Motherhood Does Not Determine Your Worth

It’s Mother’s Day. A day of celebrating women, their miraculous ability to love others and the gifts of life they bring in millions of ways every single day.

In the mix of the brunch and spring flowers though, something always feels uncomfortable to me. Something that nestled itself deeply into my bones within days of bringing home our baby nearly 10 years ago, haunting me still.

My worth is not determined by my motherhood.

As a mama dedicated to raising kind humans, I want you to know I truly believe motherhood is by far one of the most challenging and rewarding parts of me. I don’t take it for granted. I know it’s an honor and a blessing.

On good days I want to walk around with a “World’s Best Mom” mug glued to my hand, and on most days I want to crawl in a hole every time someone shouts “mommy!” It’s so easy to sink my value into whether I’m “winning” at something I ultimately have so little control over … someone else’s life.

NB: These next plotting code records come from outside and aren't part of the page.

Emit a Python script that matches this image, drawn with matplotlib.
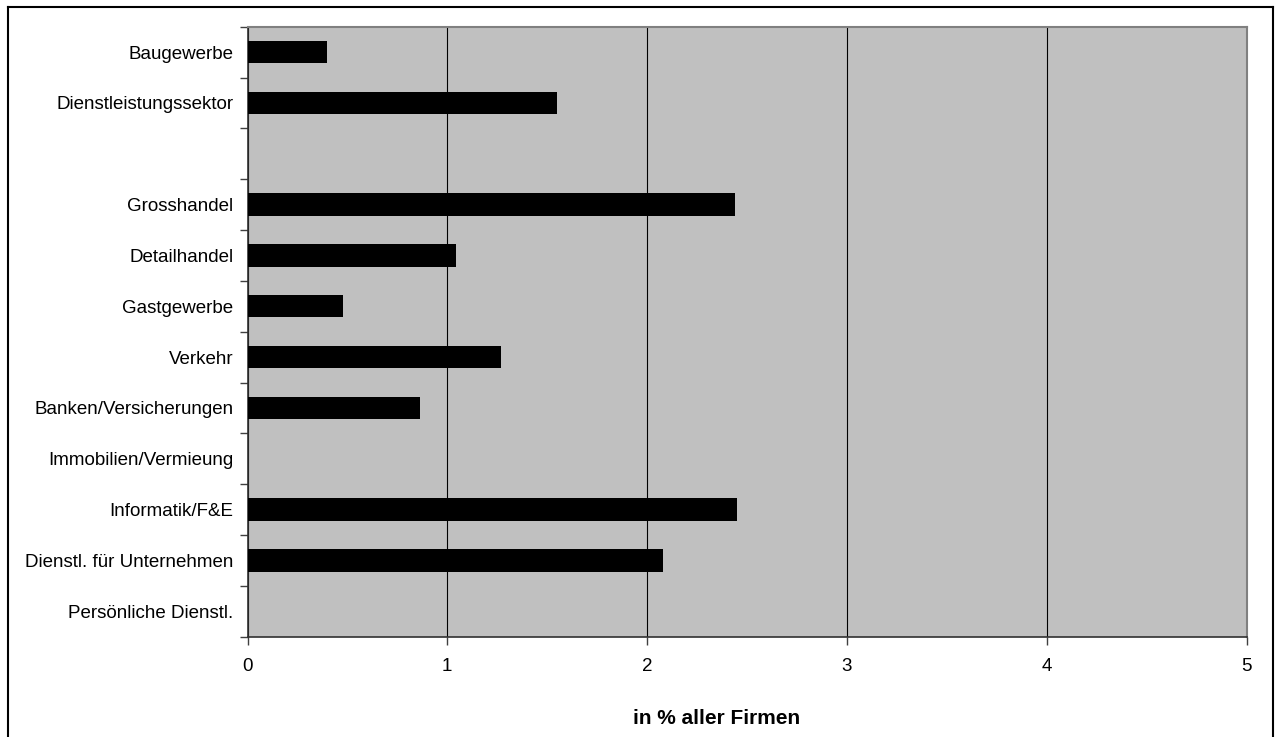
import numpy as np
import matplotlib
matplotlib.use("Agg")
import matplotlib.pyplot as plt

plt.rcParams['font.family'] = ['Liberation Sans', 'DejaVu Sans']

categories = ["Baugewerbe", "Dienstleistungssektor", "", "Grosshandel", "Detailhandel",
              "Gastgewerbe", "Verkehr", "Banken/Versicherungen", "Immobilien/Vermieung",
              "Informatik/F&E", "Dienstl. für Unternehmen", "Persönliche Dienstl."]
values = [0.40, 1.55, 0.0, 2.44, 1.045, 0.48, 1.27, 0.865, 0.0, 2.45, 2.08, 0.0]
xticks = [0, 1, 2, 3, 4, 5]
xlabel = "in % aller Firmen"

W, H = 1277, 737
fig = plt.figure(figsize=(W / 100, H / 100), dpi=100)
fig.patch.set_facecolor("white")

# outer chart border (left, top, right; bottom is clipped)
fig.add_artist(plt.Line2D([7.5 / W, 7.5 / W], [0, 1 - 7 / H], transform=fig.transFigure,
                          color="black", lw=1.5))
fig.add_artist(plt.Line2D([7.5 / W, 1273 / W], [1 - 7 / H, 1 - 7 / H], transform=fig.transFigure,
                          color="black", lw=1.5))
fig.add_artist(plt.Line2D([1273 / W, 1273 / W], [0, 1 - 7 / H], transform=fig.transFigure,
                          color="black", lw=1.5))

ax_l, ax_r, ax_t, ax_b = 247.5, 1246.5, 26.7, 636.7
ax = fig.add_axes([ax_l / W, 1 - ax_b / H, (ax_r - ax_l) / W, (ax_b - ax_t) / H])
ax.set_facecolor("#C0C0C0")

n = len(categories)
y = np.arange(n)
ax.barh(y, values, height=0.44, color="black", edgecolor="none", zorder=3)

ax.set_xlim(0, 5)
ax.set_ylim(n - 0.5, -0.5)

ax.set_xticks(xticks)
ax.set_xticklabels([str(t) for t in xticks], fontsize=13.5)
ax.xaxis.grid(True, color="black", lw=0.8, zorder=1)
ax.set_axisbelow(True)

ax.set_yticks(np.arange(-0.5, n, 1.0))
ax.set_yticklabels([])
ax.set_yticks(y, minor=True)
ax.set_yticklabels(categories, minor=True, fontsize=13.5)
ax.tick_params(axis="y", which="minor", length=0, pad=10)
ax.tick_params(axis="y", which="major", length=6, width=1, color="#404040", direction="out")
ax.tick_params(axis="x", which="major", length=6, width=1, color="#404040", direction="out", pad=9)

for s in ["top", "right"]:
    ax.spines[s].set_color("#808080")
    ax.spines[s].set_linewidth(1.5)
for s in ["left", "bottom"]:
    ax.spines[s].set_color("#303030")
    ax.spines[s].set_linewidth(1.2)

fig.text(717 / W, 1 - 718 / H, xlabel, ha="center", va="center", fontsize=15, fontweight="bold")

fig.savefig("out.png", dpi=100)
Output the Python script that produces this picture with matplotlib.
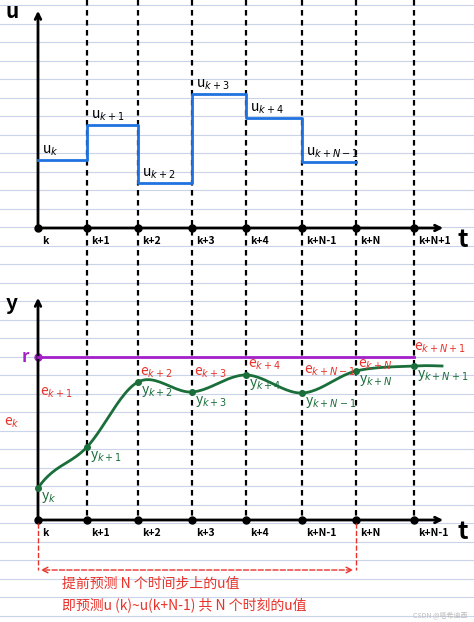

When I separate myself from the emotions of that roller coaster, though, it always comes back to me so clearly. Winning or losing, motherhood is not the only part of me. And I firmly believe it’s not the only part of you.

It’s hard on days like today, though, not to use the feedback we get as a barometer for our value. After all, a quick 20 minutes of social media scrolling at perfectly lit images of perfectly matching families - mamas basking in their motherly glow, touting the gifts of others grateful for their love - feels a bit like report card day.

But for every mama in just the right attire, I know there’s gotta be a mama like me out there. I know that she may have spent too much time preparing brunch and little to no time preparing herself. I know that she didn’t have the perfect dress, because she still can’t stand the numbers on the tag. I know that the first words she heard this morning had nothing to do with Mother’s Day and everything to do with the struggle that is mothering.

And what I want her to hear is that sometimes mothering is straight awful and overwhelming and exhausting all at once.

Motherhood is relentless in its pursuit of making us feel not enough.

But motherhood does not decide our worthiness.

So to all my mamas out there who didn’t get as much as a card today … it hurts, I know, and I’m with you.

To all the mamas who loved, lost or struggled so hard for the feeling of motherhood … I see you, my heart breaks with you, and I’m sending great big virtual grandma arm hugs.

To all the mamas out there who spent days ironing and prepping to get it just right so you could have just one day of feeling it all come together … I’m so happy for you. It is a feat and should absolutely be celebrated.

And to each and every one of you … you are loved and worthy, just exactly as you are.